June 24, 2013

Rudder has 'best attitude' about illness

By Rob McDaniel
Staff Writer

LAUREL COUNTY, Ky. — When Treston Rudder, 16, of London was diagnosed with Desmoplastic Small Cell Tumors, a rare form of cancer, friends and family were devastated.

Rudder, who showed no symptoms of illness, was diagnosed after a routine check-up and is currently receiving chemotherapy treatments at Cincinnati Children’s Hospital.

“They did a CT scan on May 20 and on May 25, the masses were confirmed,” said his mother, Angela Rudder. “There are round tumors that go from the pelvic bone to the rib cage. It is very rare and rapidly moving.”

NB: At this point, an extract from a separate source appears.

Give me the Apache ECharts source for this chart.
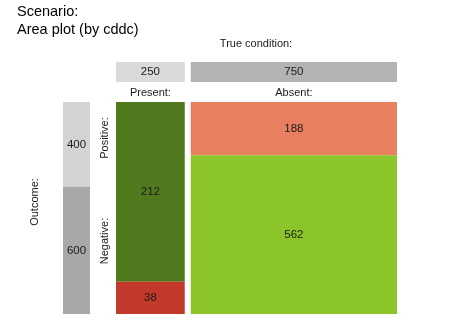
<!DOCTYPE html>
<html>
<head>
<meta charset="utf-8">
<script src="https://cdn.jsdelivr.net/npm/echarts@6/dist/echarts.min.js"></script>
<style>
  html, body { margin: 0; padding: 0; background: #fff; }
  #chart { width: 474px; height: 328px; }
</style>
</head>
<body>
<div id="chart"></div>
<script>
// Population split by true condition (columns) and test outcome (rows)
const titleLines = ['Scenario:', 'Area plot (by cddc)'];
const condNames = ['Present:', 'Absent:'];
const condTotals = [250, 750];
const decNames = ['Positive:', 'Negative:'];
const decTotals = [400, 600];
// cell counts per condition: [positive outcome, negative outcome]
const cellCounts = [
  [212, 38],   // Present: hits, misses
  [188, 562]   // Absent: false alarms, correct rejections
];

const FONT = 'Liberation Sans, Arial, sans-serif';
const GAP_PX = 6;
const condColors = ['#dadada', '#b3b3b3'];
const decColors = ['#d4d4d4', '#a8a8a8'];
const cellColors = [
  ['#517a1f', '#c3392c'],
  ['#e8805f', '#8cc52a']
];
const labelColor = '#1a1a1a';

const N = condTotals.reduce((a, b) => a + b, 0);

// Cumulative extents along the condition axis
const condData = [];
let acc = 0;
condTotals.forEach((v, i) => {
  condData.push([acc, acc + v, v, i]);
  acc += v;
});

// Cumulative extents along the outcome axis
const decData = [];
acc = 0;
decTotals.forEach((v, i) => {
  decData.push([acc, acc + v, v, i]);
  acc += v;
});

// Mosaic cells: x-extent from condition totals, y-extent as share within column
const cellData = [];
condData.forEach(([x0, x1, tot, ci]) => {
  let yAcc = 0;
  cellCounts[ci].forEach((v, ri) => {
    cellData.push([x0, x1, yAcc / tot, (yAcc + v) / tot, v, ci, ri]);
    yAcc += v;
  });
});

const hiddenValue = (grid, min, max, extra) => Object.assign({
  type: 'value', gridIndex: grid, min: min, max: max, show: false
}, extra || {});

const textStyle = (txt, x, y, size, extra) => ({
  type: 'text',
  x: x, y: y,
  style: Object.assign({
    text: txt, fill: labelColor, font: size + 'px ' + FONT,
    align: 'center', verticalAlign: 'middle'
  }, extra || {})
});

const chart = echarts.init(document.getElementById('chart'), null, { renderer: 'canvas' });

chart.setOption({
  animation: false,
  backgroundColor: '#ffffff',
  grid: [
    { left: 116, top: 62, width: 275, height: 20 },
    { left: 63, top: 102, width: 27, height: 212 },
    { left: 116, top: 102, width: 275, height: 212 }
  ],
  xAxis: [
    hiddenValue(0, 0, N),
    hiddenValue(1, 0, 1),
    hiddenValue(2, 0, N)
  ],
  yAxis: [
    hiddenValue(0, 0, 1),
    hiddenValue(1, 0, N, { inverse: true }),
    hiddenValue(2, 0, 1, { inverse: true })
  ],
  graphic: [
    {
      type: 'text', left: 17, top: 3,
      style: {
        text: titleLines.join('\n'), fill: '#000',
        font: '14.5px ' + FONT, lineHeight: 18
      }
    },
    textStyle('True condition:', 256, 44, 11),
    {
      type: 'text', x: 35, y: 202, rotation: Math.PI / 2,
      style: { text: 'Outcome:', fill: labelColor, font: '11px ' + FONT, align: 'center', verticalAlign: 'middle' }
    },
    {
      type: 'text', x: 105, y: 138, rotation: Math.PI / 2,
      style: { text: decNames[0], fill: labelColor, font: '11px ' + FONT, align: 'center', verticalAlign: 'middle' }
    },
    {
      type: 'text', x: 105, y: 241, rotation: Math.PI / 2,
      style: { text: decNames[1], fill: labelColor, font: '11px ' + FONT, align: 'center', verticalAlign: 'middle' }
    }
  ],
  series: [
    {
      // condition totals along the top
      type: 'custom', xAxisIndex: 0, yAxisIndex: 0, clip: false,
      data: condData,
      renderItem: function (params, api) {
        const i = api.value(3);
        const a = api.coord([api.value(0), 1]);
        const b = api.coord([api.value(1), 0]);
        const off = i * GAP_PX;
        const x = a[0] + off, y = a[1], w = b[0] - a[0], h = b[1] - a[1];
        return {
          type: 'group',
          children: [
            { type: 'rect', shape: { x: x, y: y, width: w, height: h }, style: { fill: condColors[i] } },
            textStyle(String(api.value(2)), x + w / 2, y + h / 2, 11.5),
            textStyle(condNames[i], x + w / 2, b[1] + 11, 11)
          ]
        };
      }
    },
    {
      // outcome totals on the left
      type: 'custom', xAxisIndex: 1, yAxisIndex: 1, clip: false,
      data: decData,
      renderItem: function (params, api) {
        const i = api.value(3);
        const a = api.coord([0, api.value(0)]);
        const b = api.coord([1, api.value(1)]);
        const x = a[0], y = a[1], w = b[0] - a[0], h = b[1] - a[1];
        return {
          type: 'group',
          children: [
            { type: 'rect', shape: { x: x, y: y, width: w, height: h }, style: { fill: decColors[i] } },
            textStyle(String(api.value(2)), x + w / 2, y + h / 2, 11.5)
          ]
        };
      }
    },
    {
      // mosaic cells
      type: 'custom', xAxisIndex: 2, yAxisIndex: 2, clip: false,
      data: cellData,
      renderItem: function (params, api) {
        const ci = api.value(5), ri = api.value(6);
        const a = api.coord([api.value(0), api.value(2)]);
        const b = api.coord([api.value(1), api.value(3)]);
        const off = ci * GAP_PX;
        const x = a[0] + off, y = a[1], w = b[0] - a[0], h = b[1] - a[1];
        return {
          type: 'group',
          children: [
            { type: 'rect', shape: { x: x, y: y, width: w, height: h }, style: { fill: cellColors[ci][ri] } },
            textStyle(String(api.value(4)), x + w / 2, y + h / 2, 11.5)
          ]
        };
      }
    }
  ]
});
</script>
</body>
</html>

According to Angela, Treston will have to undergo seven rounds of chemotherapy treatments, each three weeks apart.  The family expects that eventually Treston will have to have surgery and then radiation.

But the illness has not dampened Treston's spirit.

“He kept telling us, ‘I don’t know what you’re worried about. I’m going to be fine,’” his mother said.

Tim Rudder, his father, said Treston is in high spirits and refuses to let the illness keep him down.

“Treston will be home Friday afternoon,” his father said.  “He’ll probably get here and go straight to the pond to go fishing.  We can’t keep him still; he’s always wanting to be outside doing something.  He’s got the best attitude there ever was.  He says he’ll be fine; it doesn’t worry him at all.”

Treston, an avid sportsman, loves being outdoors.  His favorite hobbies are hunting and fishing.  On a normal summer day, he leaves home at daylight and will stay out fishing all day.

“He loves to fish,” Tim said.  “If there’s a body of water around, he’d walk two or three miles to get there just so he could fish.”

Treston is a member of the fishing team at North Laurel High School.  He has participated in several school fishing tournaments, but has never placed in any of them.  That’s unimportant to Treston, because he doesn’t care about trophies; he’s simply in it for his love of fishing.

In addition to fishing, Treston enjoys hunting with his father.

“We hunt deer, turkey and rabbits,” his father said.  “He’s probably killed as many deer as I have.  I’ve been taking him since he was in diapers.  I used to grab a blanket and some toys and just let him play while I hunted.  I killed several deer with him sitting there with me.”

Treston’s father describes him as a hard working person.

“He’s the type of person that wants to work,” Tim said.  “He has a buddy across the street that has a roofing business. He helps him out by packing shingles up ladders and doing whatever work needs to be done.  He’s just a really good kid that wants to work hard and have fun outdoors.”

Family and friends are showing Treston a tremendous amount of support, whether by words of encouragement or by organizing fundraisers and benefits for him.

“We’ve received more support than you can ever imagine,” Tim said.  “People have went above and beyond what we ever expected.  People we don’t even know are showing Treston support. It’s shocking really.”

Treston is expected to continue his next round of chemotherapy treatment July 1 and July 2 at Cincinnati Children’s Hospital.

There will be a fish fry fundraiser for Treston at 3 p.m. on June 29 at the National Guard Armory. All proceeds will go to the Rudder family.